SHORT TASK >>
Repeat exactly, and only, the lines below starting at the line that contains "Recreate this image" and ending at the line that contains "Chart.register(...registerables);", inclusive of both.

DATA FOR THIS EXERCISE >>
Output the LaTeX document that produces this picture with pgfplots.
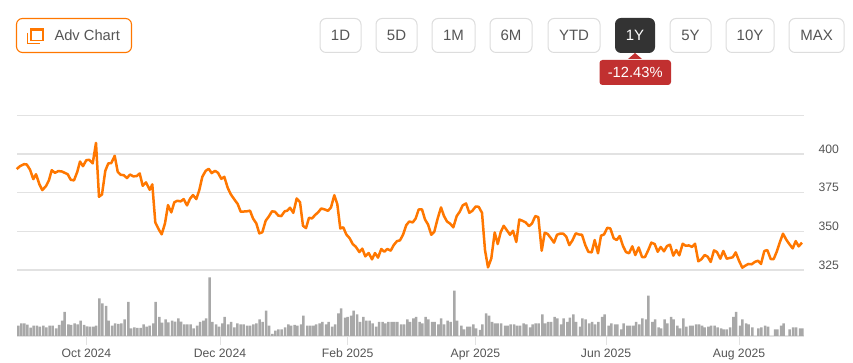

* * *

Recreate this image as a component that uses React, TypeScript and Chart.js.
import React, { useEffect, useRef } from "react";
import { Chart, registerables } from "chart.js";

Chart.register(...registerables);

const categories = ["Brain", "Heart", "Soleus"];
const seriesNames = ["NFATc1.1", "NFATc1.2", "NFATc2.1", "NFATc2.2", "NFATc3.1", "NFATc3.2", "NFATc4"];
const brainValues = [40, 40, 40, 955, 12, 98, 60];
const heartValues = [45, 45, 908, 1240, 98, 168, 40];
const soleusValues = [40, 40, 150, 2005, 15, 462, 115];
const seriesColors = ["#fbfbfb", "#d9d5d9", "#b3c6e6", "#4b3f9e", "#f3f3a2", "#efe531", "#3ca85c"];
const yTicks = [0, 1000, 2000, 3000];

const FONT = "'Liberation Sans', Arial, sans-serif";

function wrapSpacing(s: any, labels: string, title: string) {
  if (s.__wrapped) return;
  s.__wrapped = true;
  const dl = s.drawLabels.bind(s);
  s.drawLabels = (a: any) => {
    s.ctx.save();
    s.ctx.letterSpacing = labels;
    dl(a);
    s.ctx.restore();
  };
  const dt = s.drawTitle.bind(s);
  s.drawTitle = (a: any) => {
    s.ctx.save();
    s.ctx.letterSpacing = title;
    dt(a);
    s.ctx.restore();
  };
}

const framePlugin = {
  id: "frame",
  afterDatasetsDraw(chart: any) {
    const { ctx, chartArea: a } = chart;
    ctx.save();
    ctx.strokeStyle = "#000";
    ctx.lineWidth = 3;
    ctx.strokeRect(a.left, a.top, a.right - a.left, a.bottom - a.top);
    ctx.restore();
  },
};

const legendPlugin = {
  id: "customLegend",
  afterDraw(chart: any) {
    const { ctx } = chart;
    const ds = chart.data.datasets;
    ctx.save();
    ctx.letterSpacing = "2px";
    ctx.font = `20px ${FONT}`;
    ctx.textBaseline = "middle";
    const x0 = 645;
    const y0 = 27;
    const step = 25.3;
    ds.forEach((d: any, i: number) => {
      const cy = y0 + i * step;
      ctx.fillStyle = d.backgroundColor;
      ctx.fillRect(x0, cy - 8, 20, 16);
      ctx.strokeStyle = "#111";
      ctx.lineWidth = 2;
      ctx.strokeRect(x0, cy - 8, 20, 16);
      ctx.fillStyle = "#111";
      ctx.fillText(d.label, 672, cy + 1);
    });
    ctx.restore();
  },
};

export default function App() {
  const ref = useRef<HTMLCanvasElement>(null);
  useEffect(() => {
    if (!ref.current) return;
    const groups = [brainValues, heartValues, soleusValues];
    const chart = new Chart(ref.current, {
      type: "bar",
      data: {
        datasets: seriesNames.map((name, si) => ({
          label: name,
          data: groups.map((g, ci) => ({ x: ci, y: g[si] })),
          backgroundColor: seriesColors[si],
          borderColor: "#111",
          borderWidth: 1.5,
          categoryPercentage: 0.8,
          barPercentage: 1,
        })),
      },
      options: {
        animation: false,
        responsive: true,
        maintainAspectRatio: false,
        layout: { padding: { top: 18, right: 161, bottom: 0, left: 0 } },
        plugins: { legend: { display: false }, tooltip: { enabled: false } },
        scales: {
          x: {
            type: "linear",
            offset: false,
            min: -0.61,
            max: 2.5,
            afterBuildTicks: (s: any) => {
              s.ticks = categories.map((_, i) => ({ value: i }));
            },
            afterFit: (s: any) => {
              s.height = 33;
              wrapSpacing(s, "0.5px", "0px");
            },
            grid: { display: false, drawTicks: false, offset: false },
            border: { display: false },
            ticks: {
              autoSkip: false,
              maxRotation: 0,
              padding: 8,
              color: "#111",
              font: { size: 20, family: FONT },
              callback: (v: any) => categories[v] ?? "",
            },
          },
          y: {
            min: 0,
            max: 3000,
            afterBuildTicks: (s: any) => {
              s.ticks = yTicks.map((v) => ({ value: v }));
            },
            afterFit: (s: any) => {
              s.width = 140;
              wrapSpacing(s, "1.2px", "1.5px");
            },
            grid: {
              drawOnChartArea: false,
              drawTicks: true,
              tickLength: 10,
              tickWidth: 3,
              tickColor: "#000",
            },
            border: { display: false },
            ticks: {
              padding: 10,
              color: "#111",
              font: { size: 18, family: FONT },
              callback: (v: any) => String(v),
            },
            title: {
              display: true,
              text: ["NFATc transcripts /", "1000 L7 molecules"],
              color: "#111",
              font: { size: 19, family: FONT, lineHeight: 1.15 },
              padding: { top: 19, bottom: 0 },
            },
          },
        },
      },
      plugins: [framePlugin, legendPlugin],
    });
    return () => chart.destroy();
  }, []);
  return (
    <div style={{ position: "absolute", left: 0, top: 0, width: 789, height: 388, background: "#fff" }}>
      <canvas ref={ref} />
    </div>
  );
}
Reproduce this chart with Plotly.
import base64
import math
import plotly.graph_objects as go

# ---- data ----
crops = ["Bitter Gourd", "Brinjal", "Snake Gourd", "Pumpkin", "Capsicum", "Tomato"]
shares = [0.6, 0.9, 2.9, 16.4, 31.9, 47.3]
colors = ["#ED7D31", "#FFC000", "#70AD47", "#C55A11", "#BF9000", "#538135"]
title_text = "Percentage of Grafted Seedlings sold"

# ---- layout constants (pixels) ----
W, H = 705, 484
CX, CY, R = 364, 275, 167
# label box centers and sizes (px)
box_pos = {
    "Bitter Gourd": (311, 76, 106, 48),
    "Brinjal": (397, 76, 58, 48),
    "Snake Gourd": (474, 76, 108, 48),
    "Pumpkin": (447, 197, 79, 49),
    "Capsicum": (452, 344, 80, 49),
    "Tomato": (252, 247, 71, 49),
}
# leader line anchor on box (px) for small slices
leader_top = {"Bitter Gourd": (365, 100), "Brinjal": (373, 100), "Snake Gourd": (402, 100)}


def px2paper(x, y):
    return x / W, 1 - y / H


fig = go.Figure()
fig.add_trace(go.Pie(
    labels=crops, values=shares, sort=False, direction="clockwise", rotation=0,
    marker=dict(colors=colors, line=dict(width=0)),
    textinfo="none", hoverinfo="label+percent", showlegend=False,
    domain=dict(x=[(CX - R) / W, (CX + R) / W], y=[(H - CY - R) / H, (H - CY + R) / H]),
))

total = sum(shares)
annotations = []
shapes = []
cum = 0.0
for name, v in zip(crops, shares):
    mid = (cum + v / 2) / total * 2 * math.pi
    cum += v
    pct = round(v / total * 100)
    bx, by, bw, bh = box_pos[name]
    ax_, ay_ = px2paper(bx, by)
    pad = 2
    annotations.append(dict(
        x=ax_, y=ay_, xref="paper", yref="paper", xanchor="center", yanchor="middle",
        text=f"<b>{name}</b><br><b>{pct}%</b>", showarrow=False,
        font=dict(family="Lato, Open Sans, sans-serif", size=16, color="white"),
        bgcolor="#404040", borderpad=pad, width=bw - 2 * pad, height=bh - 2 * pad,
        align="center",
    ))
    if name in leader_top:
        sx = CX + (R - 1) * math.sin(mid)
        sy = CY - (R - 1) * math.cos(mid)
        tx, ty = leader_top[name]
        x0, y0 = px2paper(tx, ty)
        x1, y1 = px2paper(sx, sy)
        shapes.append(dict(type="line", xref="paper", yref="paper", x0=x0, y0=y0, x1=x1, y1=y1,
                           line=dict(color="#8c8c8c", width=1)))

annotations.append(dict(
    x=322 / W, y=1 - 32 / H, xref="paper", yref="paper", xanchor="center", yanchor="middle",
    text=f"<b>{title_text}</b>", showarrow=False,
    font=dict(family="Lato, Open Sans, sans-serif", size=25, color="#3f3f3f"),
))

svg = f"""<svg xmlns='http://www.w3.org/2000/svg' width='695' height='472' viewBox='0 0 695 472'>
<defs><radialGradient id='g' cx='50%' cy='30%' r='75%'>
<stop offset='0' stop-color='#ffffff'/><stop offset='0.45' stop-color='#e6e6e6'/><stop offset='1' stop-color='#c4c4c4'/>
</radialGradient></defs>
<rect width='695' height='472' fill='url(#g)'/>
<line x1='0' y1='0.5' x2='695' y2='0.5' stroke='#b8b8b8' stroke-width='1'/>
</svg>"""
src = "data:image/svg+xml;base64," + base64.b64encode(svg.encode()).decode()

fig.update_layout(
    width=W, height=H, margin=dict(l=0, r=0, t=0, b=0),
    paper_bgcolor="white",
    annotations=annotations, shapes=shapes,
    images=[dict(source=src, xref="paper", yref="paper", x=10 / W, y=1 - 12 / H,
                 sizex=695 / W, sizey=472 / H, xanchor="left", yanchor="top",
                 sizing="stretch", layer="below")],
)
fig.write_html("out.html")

TASK RESULT >>
Recreate this image as a component that uses React, TypeScript and Chart.js.
import React, { useEffect, useRef } from "react";
import { Chart, registerables } from "chart.js";

Chart.register(...registerables);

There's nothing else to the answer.